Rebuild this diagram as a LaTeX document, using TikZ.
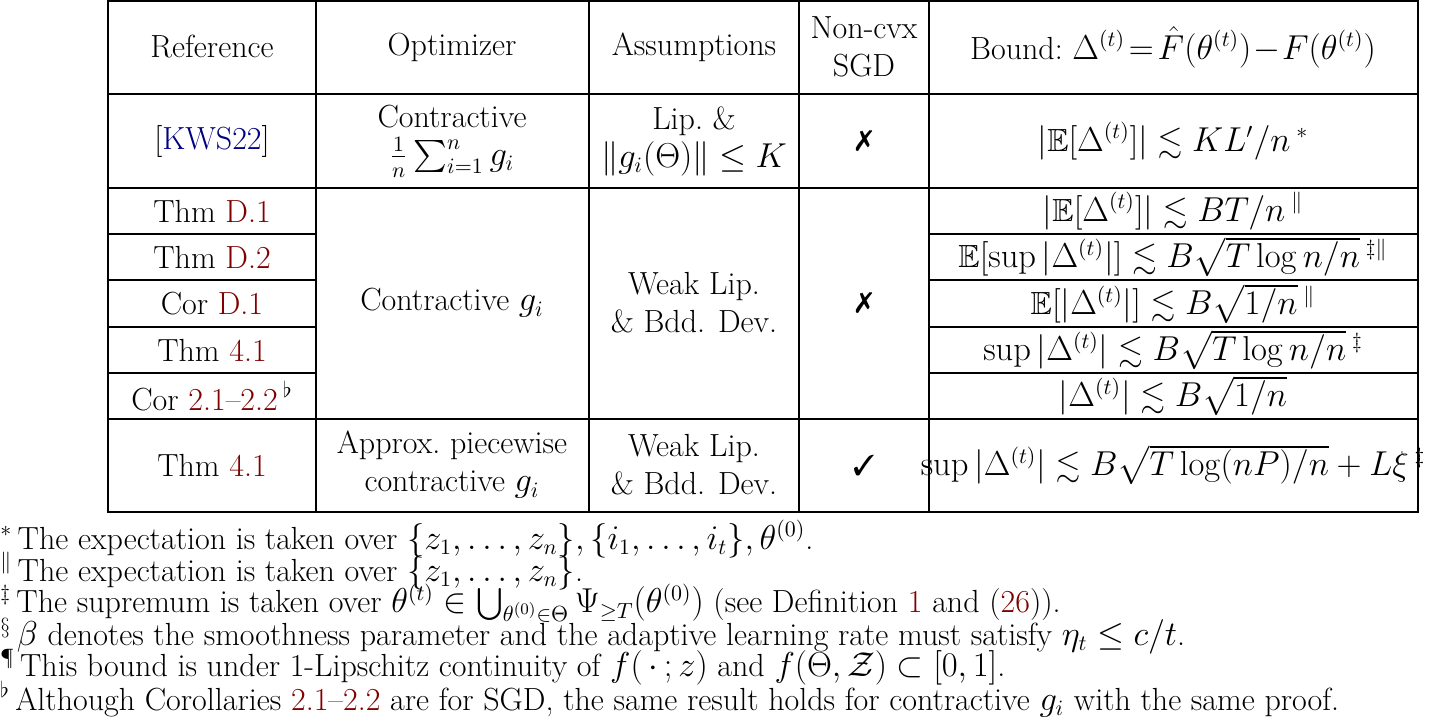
\documentclass[tikz,border=0pt]{standalone}
\usepackage{amsmath,amssymb,pifont}
\definecolor{refblue}{rgb}{0,0,0.5}
\definecolor{refred}{rgb}{0.5,0,0}
\begin{document}
\begin{tikzpicture}[x=0.5pt,y=-0.5pt,
  cell/.style={align=center,font=\fontsize{16}{19}\selectfont,inner sep=0pt},
  foot/.style={anchor=west,font=\fontsize{16}{19}\selectfont,inner sep=0pt},
  rule/.style={line width=0.8pt}]
\useasboundingbox (0,0) rectangle (1433,723);
% grid
\draw[rule] (108,1) rectangle (1418,512);
\foreach \x in {316,589,799,929} \draw[rule] (\x,1) -- (\x,512);
\foreach \y in {94,188,419} \draw[rule] (108,\y) -- (1418,\y);
\foreach \y in {234,280,327,373} {\draw[rule] (108,\y) -- (316,\y); \draw[rule] (929,\y) -- (1418,\y);}
% header
\node[cell] (h1) at (212,47) {Reference};
\node[cell] (h2) at (452,47) {Optimizer};
\node[cell] (h3) at (694,47) {Assumptions};
\node[cell] (h4) at (864,47) {Non-cvx\\SGD};
\node[cell] (h5) at (1173,47) {Bound:\ $\Delta^{(t)}\!=\!\hat F(\theta^{(t)})\!-\!F(\theta^{(t)})$};
% row KWS
\node[cell] (r1) at (212,141) {[\textcolor{refblue}{KWS22}]};
\node[cell] (o1) at (452,141) {Contractive\\$\frac{1}{n}\sum_{i=1}^n g_i$};
\node[cell] (a1) at (694,141) {Lip.\ \&\\$\|g_i(\Theta)\|\le K$};
\node[cell] (n1) at (864,141) {\Large\ding{55}};
\node[cell] (b1) at (1173,141) {$|\mathbb{E}[\Delta^{(t)}]|\lesssim KL'/n\,^{*}$};
% block
\node[cell] (r2) at (212,211) {Thm \textcolor{refred}{D.1}};
\node[cell] (r3) at (212,257) {Thm \textcolor{refred}{D.2}};
\node[cell] (r4) at (212,304) {Cor \textcolor{refred}{D.1}};
\node[cell] (r5) at (212,350) {Thm \textcolor{refred}{4.1}};
\node[cell] (r6) at (212,396) {Cor \textcolor{refred}{2.1--2.2}\,$^\flat$};
\node[cell] (o2) at (452,303) {Contractive $g_i$};
\node[cell] (a2) at (694,303) {Weak Lip.\\\& Bdd. Dev.};
\node[cell] (n2) at (864,303) {\Large\ding{55}};
\node[cell] (b2) at (1173,211) {$|\mathbb{E}[\Delta^{(t)}]|\lesssim BT/n\,^{\|}$};
\node[cell] (b3) at (1173,257) {$\mathbb{E}[\sup|\Delta^{(t)}|]\lesssim B\sqrt{T\log n/n}\,^{\ddagger\|}$};
\node[cell] (b4) at (1173,304) {$\mathbb{E}[|\Delta^{(t)}|]\lesssim B\sqrt{1/n}\,^{\|}$};
\node[cell] (b5) at (1173,350) {$\sup|\Delta^{(t)}|\lesssim B\sqrt{T\log n/n}\,^{\ddagger}$};
\node[cell] (b6) at (1173,396) {$|\Delta^{(t)}|\lesssim B\sqrt{1/n}$};
% last row
\node[cell] (r7) at (212,465) {Thm \textcolor{refred}{4.1}};
\node[cell] (o3) at (452,465) {Approx.\ piecewise\\contractive $g_i$};
\node[cell] (a3) at (694,465) {Weak Lip.\\\& Bdd. Dev.};
\node[cell] (n3) at (864,465) {\Large\ding{51}};
\node[cell] (b7) at (1173,465) {$\sup|\Delta^{(t)}|\lesssim B\sqrt{T\log(nP)/n}+L\xi\,^{\ddagger}$};
% footnotes
\node[foot] (f1) at (0,539) {$^{*}$\,The expectation is taken over $\{z_1,\dots,z_n\},\{i_1,\dots,i_t\},\theta^{(0)}$.};
\node[foot] (f2) at (0,571) {$^{\|}$\,The expectation is taken over $\{z_1,\dots,z_n\}$.};
\node[foot] (f3) at (0,603) {$^{\ddagger}$\,The supremum is taken over $\theta^{(t)}\in\bigcup_{\theta^{(0)}\in\Theta}\Psi_{\ge T}(\theta^{(0)})$ (see Definition \textcolor{refred}{1} and (\textcolor{refred}{26})).};
\node[foot] (f4) at (0,636) {$^{\S}\,\beta$ denotes the smoothness parameter and the adaptive learning rate must satisfy $\eta_t\le c/t$.};
\node[foot] (f5) at (0,667) {$^{\P}$\,This bound is under 1-Lipschitz continuity of $f(\,\cdot\,;z)$ and $f(\Theta,\mathcal{Z})\subset[0,1]$.};
\node[foot] (f6) at (0,699) {$^{\flat}$\,Although Corollaries \textcolor{refred}{2.1--2.2} are for SGD, the same result holds for contractive $g_i$ with the same proof.};
\end{tikzpicture}
\end{document}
----------------------------------------
CHALLENGE:
Reproduce the material above verbatim; omit every picture.

TASK ANSWER:
Rebuild this diagram as a LaTeX document, using TikZ.
\documentclass[tikz,border=0pt]{standalone}
\usepackage{amsmath,amssymb,pifont}
\definecolor{refblue}{rgb}{0,0,0.5}
\definecolor{refred}{rgb}{0.5,0,0}
\begin{document}
\begin{tikzpicture}[x=0.5pt,y=-0.5pt,
  cell/.style={align=center,font=\fontsize{16}{19}\selectfont,inner sep=0pt},
  foot/.style={anchor=west,font=\fontsize{16}{19}\selectfont,inner sep=0pt},
  rule/.style={line width=0.8pt}]
\useasboundingbox (0,0) rectangle (1433,723);
% grid
\draw[rule] (108,1) rectangle (1418,512);
\foreach \x in {316,589,799,929} \draw[rule] (\x,1) -- (\x,512);
\foreach \y in {94,188,419} \draw[rule] (108,\y) -- (1418,\y);
\foreach \y in {234,280,327,373} {\draw[rule] (108,\y) -- (316,\y); \draw[rule] (929,\y) -- (1418,\y);}
% header
\node[cell] (h1) at (212,47) {Reference};
\node[cell] (h2) at (452,47) {Optimizer};
\node[cell] (h3) at (694,47) {Assumptions};
\node[cell] (h4) at (864,47) {Non-cvx\\SGD};
\node[cell] (h5) at (1173,47) {Bound:\ $\Delta^{(t)}\!=\!\hat F(\theta^{(t)})\!-\!F(\theta^{(t)})$};
% row KWS
\node[cell] (r1) at (212,141) {[\textcolor{refblue}{KWS22}]};
\node[cell] (o1) at (452,141) {Contractive\\$\frac{1}{n}\sum_{i=1}^n g_i$};
\node[cell] (a1) at (694,141) {Lip.\ \&\\$\|g_i(\Theta)\|\le K$};
\node[cell] (n1) at (864,141) {\Large\ding{55}};
\node[cell] (b1) at (1173,141) {$|\mathbb{E}[\Delta^{(t)}]|\lesssim KL'/n\,^{*}$};
% block
\node[cell] (r2) at (212,211) {Thm \textcolor{refred}{D.1}};
\node[cell] (r3) at (212,257) {Thm \textcolor{refred}{D.2}};
\node[cell] (r4) at (212,304) {Cor \textcolor{refred}{D.1}};
\node[cell] (r5) at (212,350) {Thm \textcolor{refred}{4.1}};
\node[cell] (r6) at (212,396) {Cor \textcolor{refred}{2.1--2.2}\,$^\flat$};
\node[cell] (o2) at (452,303) {Contractive $g_i$};
\node[cell] (a2) at (694,303) {Weak Lip.\\\& Bdd. Dev.};
\node[cell] (n2) at (864,303) {\Large\ding{55}};
\node[cell] (b2) at (1173,211) {$|\mathbb{E}[\Delta^{(t)}]|\lesssim BT/n\,^{\|}$};
\node[cell] (b3) at (1173,257) {$\mathbb{E}[\sup|\Delta^{(t)}|]\lesssim B\sqrt{T\log n/n}\,^{\ddagger\|}$};
\node[cell] (b4) at (1173,304) {$\mathbb{E}[|\Delta^{(t)}|]\lesssim B\sqrt{1/n}\,^{\|}$};
\node[cell] (b5) at (1173,350) {$\sup|\Delta^{(t)}|\lesssim B\sqrt{T\log n/n}\,^{\ddagger}$};
\node[cell] (b6) at (1173,396) {$|\Delta^{(t)}|\lesssim B\sqrt{1/n}$};
% last row
\node[cell] (r7) at (212,465) {Thm \textcolor{refred}{4.1}};
\node[cell] (o3) at (452,465) {Approx.\ piecewise\\contractive $g_i$};
\node[cell] (a3) at (694,465) {Weak Lip.\\\& Bdd. Dev.};
\node[cell] (n3) at (864,465) {\Large\ding{51}};
\node[cell] (b7) at (1173,465) {$\sup|\Delta^{(t)}|\lesssim B\sqrt{T\log(nP)/n}+L\xi\,^{\ddagger}$};
% footnotes
\node[foot] (f1) at (0,539) {$^{*}$\,The expectation is taken over $\{z_1,\dots,z_n\},\{i_1,\dots,i_t\},\theta^{(0)}$.};
\node[foot] (f2) at (0,571) {$^{\|}$\,The expectation is taken over $\{z_1,\dots,z_n\}$.};
\node[foot] (f3) at (0,603) {$^{\ddagger}$\,The supremum is taken over $\theta^{(t)}\in\bigcup_{\theta^{(0)}\in\Theta}\Psi_{\ge T}(\theta^{(0)})$ (see Definition \textcolor{refred}{1} and (\textcolor{refred}{26})).};
\node[foot] (f4) at (0,636) {$^{\S}\,\beta$ denotes the smoothness parameter and the adaptive learning rate must satisfy $\eta_t\le c/t$.};
\node[foot] (f5) at (0,667) {$^{\P}$\,This bound is under 1-Lipschitz continuity of $f(\,\cdot\,;z)$ and $f(\Theta,\mathcal{Z})\subset[0,1]$.};
\node[foot] (f6) at (0,699) {$^{\flat}$\,Although Corollaries \textcolor{refred}{2.1--2.2} are for SGD, the same result holds for contractive $g_i$ with the same proof.};
\end{tikzpicture}
\end{document}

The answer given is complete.